Raid sui curdi – Per il presidente americano non ci sarebbero problemi a vendere i caccia alla Turchia, ma il Congresso non è d’accordo con Joe Biden. Fino a poco fa i consiglieri temevano che Ankara potesse usare gli F-16 contro al Grecia, con cui la Turchia ha delle dispute territoriali aperte, ma il recente riavvicinamento tra le due parti rende meno giustificabile l’opposizione del Consiglio. A guardare con preoccupazione alla vendita dei jet ad Ankara sono però i curdi del Rojava, ancora una volta sotto attacco. La Turchia negli ultimi mesi ha intensificato i bombardamenti contro il nord della Siria utilizzando non solo i droni ma anche gli F-16 già in dotazione alle sue forze aeree.

L’asse Usa-Curdi – A finire nel mirino sono state anche le infrastrutture civili: come denunciato dall’Amministrazione autonoma, le bombe turche hanno colpito stazioni, centrali elettriche, siti di stoccaggio del carburante e del grano, industrie e sedi politiche. Secondo i dati Syrian Observatory for Human Rights, l’osservatorio con base a Londra, nel 2023 la Turchia ha condotto 117 attacchi contro il Rojava, l’ultimo il 23 dicembre. Ufficialmente, il bombardamento di fine anno è arrivato in risposta all’attacco del Partito dei lavoratori curdo (Pkk) contro i soldati turchi, ma in un’intervista esclusiva ad Al-Monitor il capo delle forze curdo-arabe del Rojava ha negato ogni coinvolgimento. Il Pkk, ha sottolineato Mazlum Kobane, non opera in Rojava e non ha lanciato alcuna operazione dai territori del nord-est della Siria, per cui la risposta turca è ingiustificata. Per Ankara, però, è fondamentale evitare l’espansione dell’Amministrazione autonoma del nord-est della Siria, percepita come una minaccia esistenziale allo Stato turco. Per questo motivo sul tavolo delle trattative tra Turchia e Stati Uniti ci sarebbe anche la fine della cooperazione tra americani e curdi. Le due parti collaborano per contrastare il terrorismo e debellare le ultime cellule dell’Isis ancora attive in territorio siriano, ma secondo Kobane la mancata condanna degli attacchi turchi contro il Rojava non lascia ben sperare. Il rischio è che gli Usa abbandonino ancora una volta i curdi per ottenere in cambio l’adesione della Svezia alla Nato, accontentando così l’ennesima richiesta della Turchia.

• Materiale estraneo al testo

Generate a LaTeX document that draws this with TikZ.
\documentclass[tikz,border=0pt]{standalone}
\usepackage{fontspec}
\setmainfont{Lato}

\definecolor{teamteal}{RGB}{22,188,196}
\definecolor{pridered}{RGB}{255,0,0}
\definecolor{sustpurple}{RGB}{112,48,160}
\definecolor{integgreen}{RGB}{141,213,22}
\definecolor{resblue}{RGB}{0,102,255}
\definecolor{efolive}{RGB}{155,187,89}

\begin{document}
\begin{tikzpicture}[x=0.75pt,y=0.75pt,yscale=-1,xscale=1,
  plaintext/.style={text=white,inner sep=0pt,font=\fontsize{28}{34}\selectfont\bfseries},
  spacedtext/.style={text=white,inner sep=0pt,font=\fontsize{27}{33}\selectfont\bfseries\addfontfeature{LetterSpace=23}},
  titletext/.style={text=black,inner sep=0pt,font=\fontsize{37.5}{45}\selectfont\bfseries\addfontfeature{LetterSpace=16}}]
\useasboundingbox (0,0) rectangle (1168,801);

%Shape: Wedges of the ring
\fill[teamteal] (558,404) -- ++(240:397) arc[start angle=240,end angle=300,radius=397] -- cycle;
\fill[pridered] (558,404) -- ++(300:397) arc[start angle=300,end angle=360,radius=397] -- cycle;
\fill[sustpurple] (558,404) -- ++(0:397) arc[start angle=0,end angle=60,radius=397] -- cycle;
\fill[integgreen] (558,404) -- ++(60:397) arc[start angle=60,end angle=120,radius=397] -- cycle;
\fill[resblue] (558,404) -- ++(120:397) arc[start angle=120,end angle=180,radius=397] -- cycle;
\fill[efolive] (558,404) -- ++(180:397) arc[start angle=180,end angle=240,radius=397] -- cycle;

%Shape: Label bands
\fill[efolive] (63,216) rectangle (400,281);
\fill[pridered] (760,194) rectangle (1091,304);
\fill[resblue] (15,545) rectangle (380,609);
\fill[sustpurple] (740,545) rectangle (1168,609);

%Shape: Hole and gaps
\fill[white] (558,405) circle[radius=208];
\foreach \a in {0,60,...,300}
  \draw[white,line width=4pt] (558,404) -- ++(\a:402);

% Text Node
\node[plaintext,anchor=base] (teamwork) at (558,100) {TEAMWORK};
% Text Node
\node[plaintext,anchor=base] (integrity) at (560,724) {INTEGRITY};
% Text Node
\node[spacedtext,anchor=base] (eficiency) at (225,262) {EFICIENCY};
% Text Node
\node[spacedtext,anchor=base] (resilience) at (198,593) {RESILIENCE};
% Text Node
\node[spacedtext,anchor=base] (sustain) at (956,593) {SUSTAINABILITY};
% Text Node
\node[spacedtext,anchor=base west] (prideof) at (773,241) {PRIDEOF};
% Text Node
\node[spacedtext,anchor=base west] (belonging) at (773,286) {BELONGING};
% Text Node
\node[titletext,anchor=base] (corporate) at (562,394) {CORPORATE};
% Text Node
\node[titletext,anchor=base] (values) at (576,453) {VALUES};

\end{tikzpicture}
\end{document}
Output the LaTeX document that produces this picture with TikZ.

Gli effetti nella lotta all’Isis – Tutto ciò avrebbe delle conseguenze ulteriormente negative sulle capacità dei curdi di operare contro l’Isis e di mantenere la sicurezza delle carceri e dei campi in cui sono presenti i combattenti dello Stato islamico e le loro famiglie. Già in passato gli attacchi della Turchia e delle milizie filo-turche presenti in Siria hanno messo in difficoltà le forze militari curdo-arabe, causando anche la fuga di alcuni miliziani dell’Isis. Un ulteriore rafforzamento delle capacità aeree della Turchia e la rottura della partnership con gli Usa avrebbero delle conseguenze negative non solo per i curdi, ma anche per la sicurezza regionale. Dopo la visita di Blinken, resta da vedere cosa deciderà il Congresso americano.